Question

If $$a, \ b$$ are nonzero vectors and $$a$$ is perpendicular to $$b$$, then $$a$$ has nonzero vector $$r$$ satisfying $$r \cdot a =\alpha,$$ for some scalar $$\alpha, \ a \times r = b$$ is
A
$$ \frac{\alpha a+(a+b)}{\left|a\right|^{2}}$$
B
$$ \frac{\alpha a+a\times b}{\left|b\right|^{2}}$$
C
$$ \frac{\alpha a-(a\times b)}{\left|a\right|^{2}}$$
D
$$ \frac{\alpha a-(a\times b)}{\left|b\right|^{2}}$$

Answer

**step1** Understanding the problem

The problem asks us to find a nonzero vector $$r$$ that satisfies two given vector equations simultaneously:
1. $$r \cdot a = \alpha$$ (where $$\alpha$$ is a scalar, and $$a$$ is a given nonzero vector)
2. $$a \times r = b$$ (where $$b$$ is another given nonzero vector)
We are also given an important condition: vector $$a$$ is perpendicular to vector $$b$$. This means their dot product is zero: $$a \cdot b = 0$$. Our goal is to express $$r$$ in terms of $$a$$, $$b$$, and $$\alpha$$.

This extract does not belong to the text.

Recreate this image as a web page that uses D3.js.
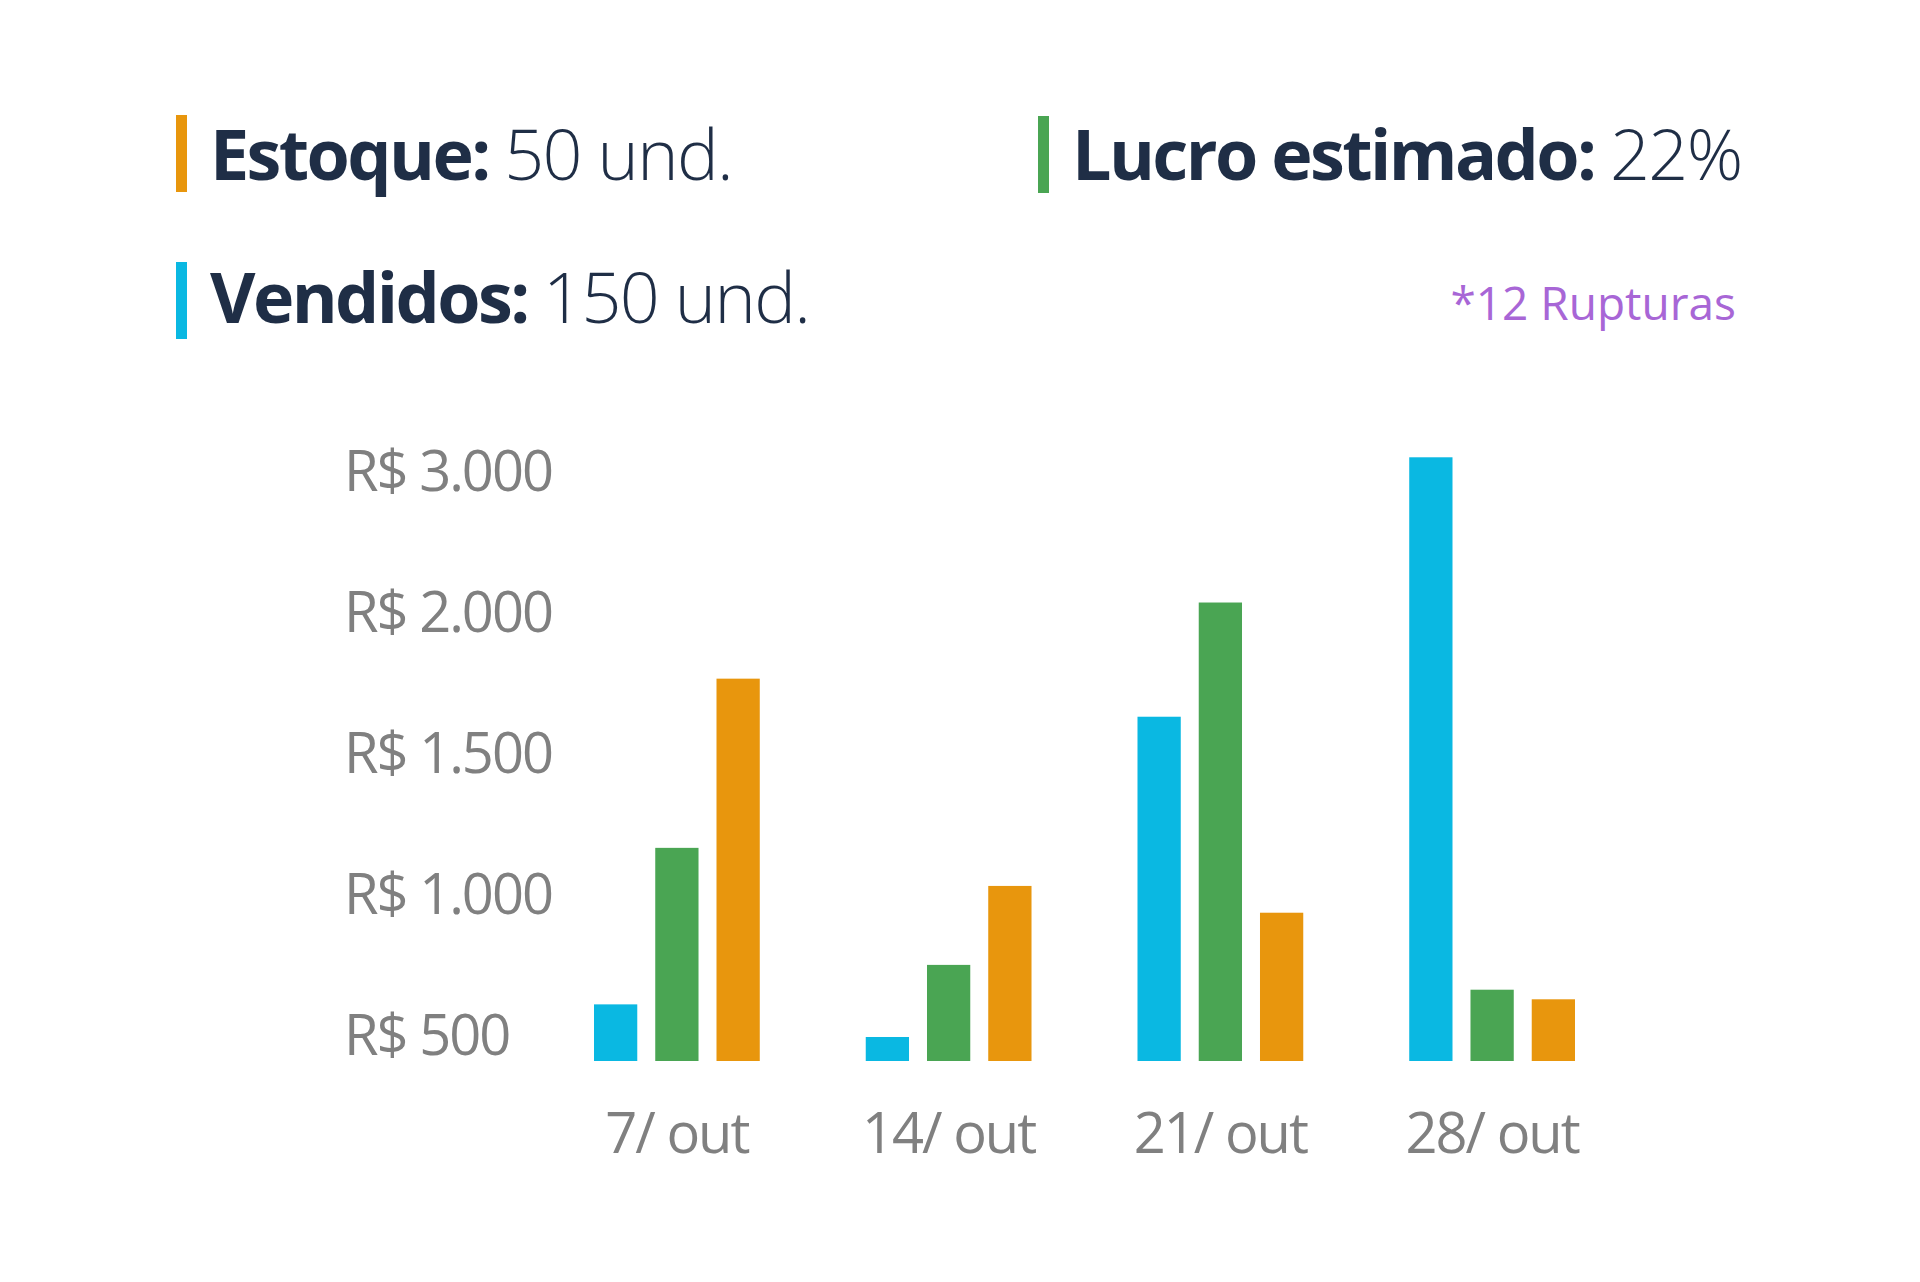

**step2** Manipulating the second equation

Let's start with the second equation involving the cross product: $$a \times r = b$$.
To isolate $$r$$ or get closer to it, we can perform another operation on this equation. Taking the cross product of both sides with vector $$a$$ from the left is a common technique in vector algebra:
$$a \times (a \times r) = a \times b$$

**step3** Applying the vector triple product identity

The left side of the equation, $$a \times (a \times r)$$, is a vector triple product. We use the identity for the vector triple product, which states that for any three vectors $$A, B, C$$:
$$A \times (B \times C) = B(A \cdot C) - C(A \cdot B)$$
Applying this identity to $$a \times (a \times r)$$, where $$A=a$$, $$B=a$$, and $$C=r$$:
$$a \times (a \times r) = a(a \cdot r) - r(a \cdot a)$$

**step4** Substituting known relationships

From the first given equation, we know that $$r \cdot a = \alpha$$. Since the dot product is commutative, $$a \cdot r = r \cdot a = \alpha$$.
Also, the dot product of a vector with itself is the square of its magnitude: $$a \cdot a = |a|^2$$.
Substitute these expressions into the expanded triple product from Step 3:
$$a(a \cdot r) - r(a \cdot a) = a(\alpha) - r(|a|^2)$$
Now, equate this result with the right side of the equation from Step 2:
$$\alpha a - |a|^2 r = a \times b$$

**step5** Solving for $$r$$

Our goal is to solve for $$r$$. Let's rearrange the equation obtained in Step 4:
Move the term involving $$r$$ to one side and all other terms to the other side:
$$|a|^2 r = \alpha a - (a \times b)$$
Since $$a$$ is a nonzero vector, its magnitude $$|a|$$ is nonzero, and thus $$|a|^2$$ is nonzero. We can divide both sides by $$|a|^2$$ to solve for $$r$$:
$$r = \frac{\alpha a - (a \times b)}{|a|^2}$$

**step6** Comparing with the given options

The derived expression for $$r$$ is $$\frac{\alpha a - (a \times b)}{|a|^2}$$.
Now, we compare this result with the provided options:
A: $$ \frac{\alpha a+(a+b)}{\left|a\right|^{2}}$$
B: $$ \frac{\alpha a+a\times b}{\left|b\right|^{2}}$$
C: $$ \frac{\alpha a-(a\times b)}{\left|a\right|^{2}}$$
D: $$ \frac{\alpha a-(a\times b)}{\left|b\right|^{2}}$$
Our solution exactly matches option C.